The listing must be reproduced in full, exactly as it stands.

START Information shown

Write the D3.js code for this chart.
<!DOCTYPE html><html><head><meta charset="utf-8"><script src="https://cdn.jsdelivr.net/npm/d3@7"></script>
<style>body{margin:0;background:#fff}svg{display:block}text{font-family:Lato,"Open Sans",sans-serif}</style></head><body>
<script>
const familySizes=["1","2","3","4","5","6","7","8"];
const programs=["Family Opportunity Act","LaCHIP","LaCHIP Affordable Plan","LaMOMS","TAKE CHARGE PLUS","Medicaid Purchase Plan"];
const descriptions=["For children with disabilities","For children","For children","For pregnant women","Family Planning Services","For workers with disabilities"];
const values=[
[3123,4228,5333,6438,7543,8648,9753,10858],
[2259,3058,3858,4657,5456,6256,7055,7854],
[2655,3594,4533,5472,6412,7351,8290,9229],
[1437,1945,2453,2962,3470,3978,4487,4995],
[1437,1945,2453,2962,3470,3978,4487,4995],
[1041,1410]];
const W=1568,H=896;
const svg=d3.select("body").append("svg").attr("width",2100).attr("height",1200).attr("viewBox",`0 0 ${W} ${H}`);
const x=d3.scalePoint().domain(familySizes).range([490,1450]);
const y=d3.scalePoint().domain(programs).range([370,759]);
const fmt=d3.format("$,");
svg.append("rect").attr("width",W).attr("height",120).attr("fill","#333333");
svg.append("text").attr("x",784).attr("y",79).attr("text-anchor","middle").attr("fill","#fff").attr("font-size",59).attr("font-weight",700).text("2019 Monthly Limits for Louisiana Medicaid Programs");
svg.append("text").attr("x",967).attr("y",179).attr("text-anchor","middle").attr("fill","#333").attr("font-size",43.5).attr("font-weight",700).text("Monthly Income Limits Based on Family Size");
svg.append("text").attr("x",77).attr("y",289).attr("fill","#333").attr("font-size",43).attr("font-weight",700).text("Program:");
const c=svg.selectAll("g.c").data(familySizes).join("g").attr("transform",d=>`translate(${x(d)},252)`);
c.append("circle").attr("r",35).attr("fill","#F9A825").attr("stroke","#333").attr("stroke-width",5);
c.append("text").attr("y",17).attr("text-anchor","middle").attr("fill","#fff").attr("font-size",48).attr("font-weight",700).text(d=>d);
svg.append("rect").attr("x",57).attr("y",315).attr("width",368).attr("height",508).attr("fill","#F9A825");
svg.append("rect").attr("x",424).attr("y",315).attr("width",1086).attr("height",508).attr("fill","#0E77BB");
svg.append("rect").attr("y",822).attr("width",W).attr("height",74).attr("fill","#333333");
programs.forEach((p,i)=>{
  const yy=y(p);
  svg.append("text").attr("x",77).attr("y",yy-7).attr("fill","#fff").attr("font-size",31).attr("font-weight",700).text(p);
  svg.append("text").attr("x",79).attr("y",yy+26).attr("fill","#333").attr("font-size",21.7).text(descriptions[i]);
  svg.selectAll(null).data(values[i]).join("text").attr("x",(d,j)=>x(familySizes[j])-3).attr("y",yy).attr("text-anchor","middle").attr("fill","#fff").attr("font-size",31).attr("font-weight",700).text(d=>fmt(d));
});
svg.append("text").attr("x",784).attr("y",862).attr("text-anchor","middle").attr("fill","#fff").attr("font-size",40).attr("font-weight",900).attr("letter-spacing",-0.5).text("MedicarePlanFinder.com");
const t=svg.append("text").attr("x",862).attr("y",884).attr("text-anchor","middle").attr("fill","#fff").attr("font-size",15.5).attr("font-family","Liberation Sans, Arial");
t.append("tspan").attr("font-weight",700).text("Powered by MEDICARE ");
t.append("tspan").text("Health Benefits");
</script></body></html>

END Information shown

[Complete response]
Write the D3.js code for this chart.
<!DOCTYPE html><html><head><meta charset="utf-8"><script src="https://cdn.jsdelivr.net/npm/d3@7"></script>
<style>body{margin:0;background:#fff}svg{display:block}text{font-family:Lato,"Open Sans",sans-serif}</style></head><body>
<script>
const familySizes=["1","2","3","4","5","6","7","8"];
const programs=["Family Opportunity Act","LaCHIP","LaCHIP Affordable Plan","LaMOMS","TAKE CHARGE PLUS","Medicaid Purchase Plan"];
const descriptions=["For children with disabilities","For children","For children","For pregnant women","Family Planning Services","For workers with disabilities"];
const values=[
[3123,4228,5333,6438,7543,8648,9753,10858],
[2259,3058,3858,4657,5456,6256,7055,7854],
[2655,3594,4533,5472,6412,7351,8290,9229],
[1437,1945,2453,2962,3470,3978,4487,4995],
[1437,1945,2453,2962,3470,3978,4487,4995],
[1041,1410]];
const W=1568,H=896;
const svg=d3.select("body").append("svg").attr("width",2100).attr("height",1200).attr("viewBox",`0 0 ${W} ${H}`);
const x=d3.scalePoint().domain(familySizes).range([490,1450]);
const y=d3.scalePoint().domain(programs).range([370,759]);
const fmt=d3.format("$,");
svg.append("rect").attr("width",W).attr("height",120).attr("fill","#333333");
svg.append("text").attr("x",784).attr("y",79).attr("text-anchor","middle").attr("fill","#fff").attr("font-size",59).attr("font-weight",700).text("2019 Monthly Limits for Louisiana Medicaid Programs");
svg.append("text").attr("x",967).attr("y",179).attr("text-anchor","middle").attr("fill","#333").attr("font-size",43.5).attr("font-weight",700).text("Monthly Income Limits Based on Family Size");
svg.append("text").attr("x",77).attr("y",289).attr("fill","#333").attr("font-size",43).attr("font-weight",700).text("Program:");
const c=svg.selectAll("g.c").data(familySizes).join("g").attr("transform",d=>`translate(${x(d)},252)`);
c.append("circle").attr("r",35).attr("fill","#F9A825").attr("stroke","#333").attr("stroke-width",5);
c.append("text").attr("y",17).attr("text-anchor","middle").attr("fill","#fff").attr("font-size",48).attr("font-weight",700).text(d=>d);
svg.append("rect").attr("x",57).attr("y",315).attr("width",368).attr("height",508).attr("fill","#F9A825");
svg.append("rect").attr("x",424).attr("y",315).attr("width",1086).attr("height",508).attr("fill","#0E77BB");
svg.append("rect").attr("y",822).attr("width",W).attr("height",74).attr("fill","#333333");
programs.forEach((p,i)=>{
  const yy=y(p);
  svg.append("text").attr("x",77).attr("y",yy-7).attr("fill","#fff").attr("font-size",31).attr("font-weight",700).text(p);
  svg.append("text").attr("x",79).attr("y",yy+26).attr("fill","#333").attr("font-size",21.7).text(descriptions[i]);
  svg.selectAll(null).data(values[i]).join("text").attr("x",(d,j)=>x(familySizes[j])-3).attr("y",yy).attr("text-anchor","middle").attr("fill","#fff").attr("font-size",31).attr("font-weight",700).text(d=>fmt(d));
});
svg.append("text").attr("x",784).attr("y",862).attr("text-anchor","middle").attr("fill","#fff").attr("font-size",40).attr("font-weight",900).attr("letter-spacing",-0.5).text("MedicarePlanFinder.com");
const t=svg.append("text").attr("x",862).attr("y",884).attr("text-anchor","middle").attr("fill","#fff").attr("font-size",15.5).attr("font-family","Liberation Sans, Arial");
t.append("tspan").attr("font-weight",700).text("Powered by MEDICARE ");
t.append("tspan").text("Health Benefits");
</script></body></html>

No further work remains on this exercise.